** begin Provided records **
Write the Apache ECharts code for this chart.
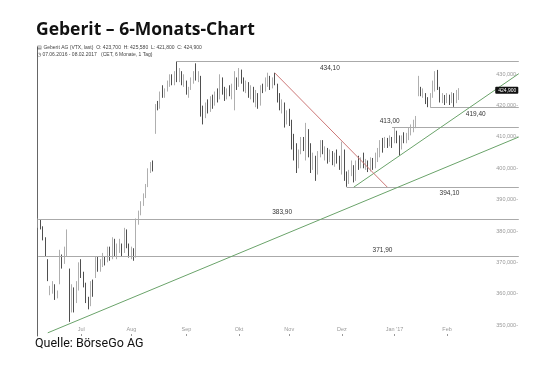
** end Provided records **
** begin Provided records **
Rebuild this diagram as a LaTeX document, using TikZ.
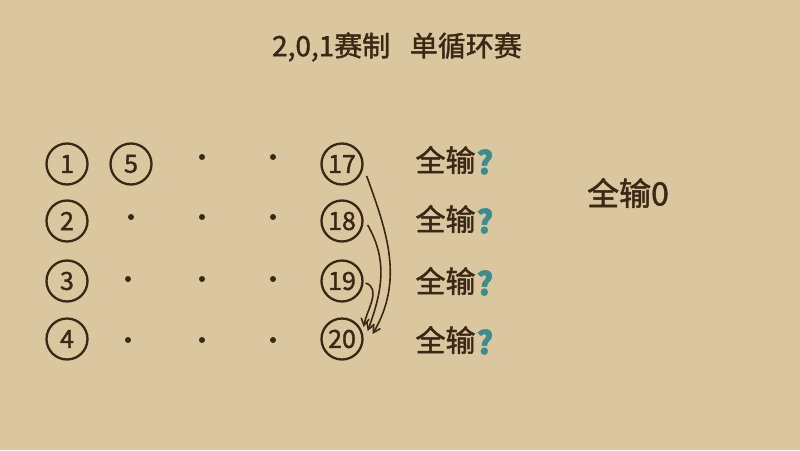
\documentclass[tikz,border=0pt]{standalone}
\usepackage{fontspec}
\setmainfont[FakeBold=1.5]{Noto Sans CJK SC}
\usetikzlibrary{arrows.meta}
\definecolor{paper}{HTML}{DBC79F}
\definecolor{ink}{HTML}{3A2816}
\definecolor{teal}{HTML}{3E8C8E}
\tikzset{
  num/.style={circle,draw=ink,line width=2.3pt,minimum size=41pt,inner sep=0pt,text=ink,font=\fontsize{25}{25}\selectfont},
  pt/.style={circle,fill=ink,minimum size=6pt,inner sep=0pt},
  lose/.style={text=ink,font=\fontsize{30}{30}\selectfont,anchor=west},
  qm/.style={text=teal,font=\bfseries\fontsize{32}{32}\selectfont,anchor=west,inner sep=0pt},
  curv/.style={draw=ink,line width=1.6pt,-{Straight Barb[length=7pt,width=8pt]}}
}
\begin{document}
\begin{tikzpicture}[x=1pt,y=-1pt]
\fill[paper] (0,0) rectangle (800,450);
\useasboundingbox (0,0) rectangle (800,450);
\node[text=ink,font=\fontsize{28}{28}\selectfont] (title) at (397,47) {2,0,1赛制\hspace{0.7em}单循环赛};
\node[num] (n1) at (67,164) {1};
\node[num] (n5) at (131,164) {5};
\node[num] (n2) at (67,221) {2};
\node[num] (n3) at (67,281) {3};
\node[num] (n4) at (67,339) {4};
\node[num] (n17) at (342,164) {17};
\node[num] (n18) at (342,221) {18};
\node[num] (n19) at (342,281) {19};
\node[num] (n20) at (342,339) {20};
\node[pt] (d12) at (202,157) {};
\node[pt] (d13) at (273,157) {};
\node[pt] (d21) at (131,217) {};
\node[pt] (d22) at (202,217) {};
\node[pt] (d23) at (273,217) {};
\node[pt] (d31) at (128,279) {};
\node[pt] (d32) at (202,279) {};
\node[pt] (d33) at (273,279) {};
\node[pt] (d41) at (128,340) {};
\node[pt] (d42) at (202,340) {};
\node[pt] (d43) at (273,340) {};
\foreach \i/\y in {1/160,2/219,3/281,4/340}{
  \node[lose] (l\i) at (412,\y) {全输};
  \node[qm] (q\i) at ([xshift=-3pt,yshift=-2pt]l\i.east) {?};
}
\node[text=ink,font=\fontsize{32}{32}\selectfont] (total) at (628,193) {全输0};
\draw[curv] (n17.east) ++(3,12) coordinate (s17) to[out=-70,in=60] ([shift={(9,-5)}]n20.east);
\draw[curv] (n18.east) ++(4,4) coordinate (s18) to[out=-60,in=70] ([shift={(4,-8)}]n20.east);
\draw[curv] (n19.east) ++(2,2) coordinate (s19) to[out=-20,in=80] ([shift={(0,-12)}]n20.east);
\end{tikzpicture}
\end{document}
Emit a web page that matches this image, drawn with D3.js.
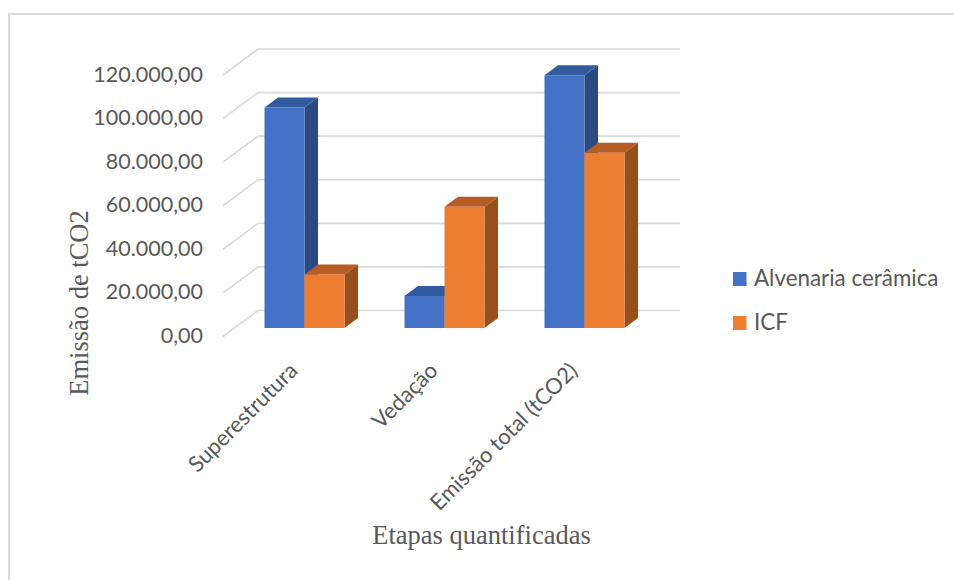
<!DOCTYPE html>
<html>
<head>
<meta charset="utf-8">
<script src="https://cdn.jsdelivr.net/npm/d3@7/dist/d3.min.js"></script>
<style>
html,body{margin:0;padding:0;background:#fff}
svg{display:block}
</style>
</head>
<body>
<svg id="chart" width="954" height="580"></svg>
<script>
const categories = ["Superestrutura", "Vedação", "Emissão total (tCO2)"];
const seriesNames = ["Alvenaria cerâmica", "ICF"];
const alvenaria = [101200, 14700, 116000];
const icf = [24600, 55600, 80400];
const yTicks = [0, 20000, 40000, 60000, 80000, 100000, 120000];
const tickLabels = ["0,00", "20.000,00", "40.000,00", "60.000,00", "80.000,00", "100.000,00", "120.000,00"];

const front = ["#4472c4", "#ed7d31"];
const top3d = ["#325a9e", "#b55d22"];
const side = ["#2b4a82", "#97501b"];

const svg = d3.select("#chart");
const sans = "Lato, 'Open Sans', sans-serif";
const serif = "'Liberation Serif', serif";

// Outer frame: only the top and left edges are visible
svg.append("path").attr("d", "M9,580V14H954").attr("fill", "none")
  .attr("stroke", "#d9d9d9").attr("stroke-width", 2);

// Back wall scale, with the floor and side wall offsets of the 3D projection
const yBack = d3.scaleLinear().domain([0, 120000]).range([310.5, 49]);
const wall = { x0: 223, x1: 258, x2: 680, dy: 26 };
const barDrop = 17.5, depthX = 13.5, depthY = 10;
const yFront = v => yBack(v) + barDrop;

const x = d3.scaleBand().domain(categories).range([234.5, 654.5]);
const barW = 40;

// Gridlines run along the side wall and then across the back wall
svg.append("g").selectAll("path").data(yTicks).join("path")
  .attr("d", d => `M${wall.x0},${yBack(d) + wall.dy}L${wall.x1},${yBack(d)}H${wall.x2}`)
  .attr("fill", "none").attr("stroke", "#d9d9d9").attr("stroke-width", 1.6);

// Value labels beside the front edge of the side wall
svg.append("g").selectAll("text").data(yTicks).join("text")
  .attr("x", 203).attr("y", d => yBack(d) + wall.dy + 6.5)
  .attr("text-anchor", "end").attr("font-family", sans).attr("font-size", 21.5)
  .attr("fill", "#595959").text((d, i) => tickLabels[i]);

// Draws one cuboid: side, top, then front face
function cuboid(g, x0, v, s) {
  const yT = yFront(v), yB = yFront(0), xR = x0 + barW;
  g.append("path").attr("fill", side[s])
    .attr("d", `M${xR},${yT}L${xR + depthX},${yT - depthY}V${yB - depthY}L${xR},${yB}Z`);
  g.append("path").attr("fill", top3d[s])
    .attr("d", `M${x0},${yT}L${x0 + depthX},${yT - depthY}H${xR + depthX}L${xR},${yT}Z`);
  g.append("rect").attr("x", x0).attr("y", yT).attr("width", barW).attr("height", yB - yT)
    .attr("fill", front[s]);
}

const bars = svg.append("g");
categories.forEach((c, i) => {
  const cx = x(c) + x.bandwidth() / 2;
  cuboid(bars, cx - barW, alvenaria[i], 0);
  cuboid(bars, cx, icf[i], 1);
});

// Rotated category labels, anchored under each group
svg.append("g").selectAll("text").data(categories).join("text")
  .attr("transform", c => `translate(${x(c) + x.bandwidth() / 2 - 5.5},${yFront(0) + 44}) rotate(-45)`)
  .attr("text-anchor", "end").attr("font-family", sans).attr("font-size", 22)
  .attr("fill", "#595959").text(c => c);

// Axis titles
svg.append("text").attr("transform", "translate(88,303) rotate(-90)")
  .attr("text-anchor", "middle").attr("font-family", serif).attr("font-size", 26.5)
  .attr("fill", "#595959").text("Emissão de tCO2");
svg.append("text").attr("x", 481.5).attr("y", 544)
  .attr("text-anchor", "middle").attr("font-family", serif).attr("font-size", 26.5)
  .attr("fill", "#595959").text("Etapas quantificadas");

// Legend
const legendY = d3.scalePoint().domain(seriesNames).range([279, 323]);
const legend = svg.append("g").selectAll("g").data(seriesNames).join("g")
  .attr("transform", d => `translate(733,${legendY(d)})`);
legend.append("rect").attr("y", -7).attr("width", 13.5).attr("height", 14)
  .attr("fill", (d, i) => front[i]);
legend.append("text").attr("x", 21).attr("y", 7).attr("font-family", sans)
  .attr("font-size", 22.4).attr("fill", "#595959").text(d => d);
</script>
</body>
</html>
** end Provided records **
Your objective :: Where a line in the entries holds the word "chart", copy that line.

Task solution ::
Write the Apache ECharts code for this chart.
<svg id="chart" width="954" height="580"></svg>
const svg = d3.select("#chart");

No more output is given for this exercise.